Communion is another natural fit. The death-resurrection transition the song traces is exactly what the table embodies. Singing all four stanzas in order matters here. Each one carries distinct theological content. Cutting a stanza for time leaves the congregation in the middle of the story.
Beyond the liturgical calendar, this song works in any service season calling for a return to foundations. When a congregation has drifted toward performance-oriented worship, or when a run of upbeat sets has left less room for lament and depth, this hymn recalibrates. It can follow a confession prayer, a hard pastoral announcement, or a message on suffering and the faithfulness of God.
Position it mid-set or as the closing anchor rather than the opener. It needs a room that is already attentive.

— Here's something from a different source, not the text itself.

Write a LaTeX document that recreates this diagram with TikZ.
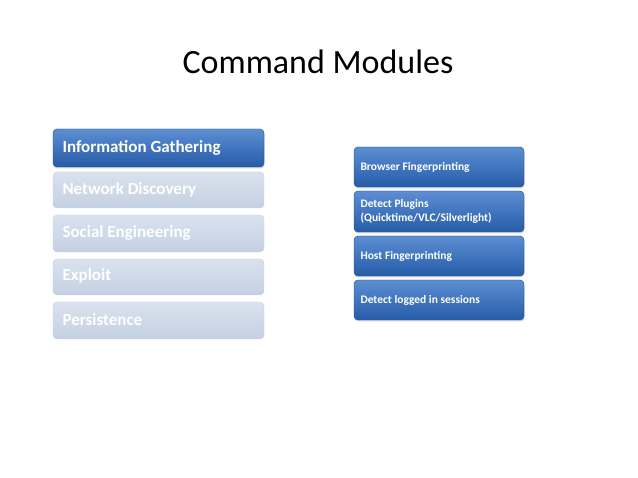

Things to watch for as the worship leader
The pace is the first thing to guard. At 78 BPM, the instinct for many leaders is to push slightly faster to keep energy up. Resist that. The tempo is doing theological work. A faster pace tells the congregation to glide over the words. The slower pace forces them to actually stand inside each line. If the room starts to feel heavy, that is not a problem. That is the song doing what it is supposed to do.
Watch for the tendency to editorialize between stanzas. This hymn does not need explanation. The text is not obscure. Adding verbal commentary at every turn breaks the congregation's engagement with the material itself. Lead it. Let the room land where it lands.
The final stanza is the climactic moment and should feel like one. If the dynamic arc has been flat across the whole song, the declaration of Christ's return will not land with the weight it carries. Build across the stanzas, even subtly, so that the final stanza arrives as arrival rather than another verse.
Congregational familiarity is also a real variable. If the song is new to the room, consider spacing its introduction across multiple weeks rather than asking the congregation to fully enter it on the first encounter. A song this theologically dense rewards repeated exposure.
A note for the team behind you (techs, vocalists, band)
The arrangement wants to breathe. Starting simply and adding layers as the stanzas progress honors the theological arc of the text. A stripped-down opening that builds toward a full-voiced final stanza is the natural shape for this song, and the band should talk through that shape before the service rather than improvise it from the stage.
The mix should support congregational singing above everything else. The congregation is the primary instrument in this room. If they cannot hear themselves sing, the communal dimension of what this hymn asks for gets lost. This is especially true for a text this substantive. People need to hear the room singing with them to feel the corporate weight of what they are confessing.
For vocalists, harmonies in the final stanza can be powerful, but match the room's capacity. If the congregation is still finding the melody, build harmonies carefully. The goal is to lift the room.
Transitions between stanzas should be clean and unhurried. A few beats of silence between verses can give the congregation space to absorb what they just sang before the next stanza arrives. Talk to the leader beforehand about where those pauses belong.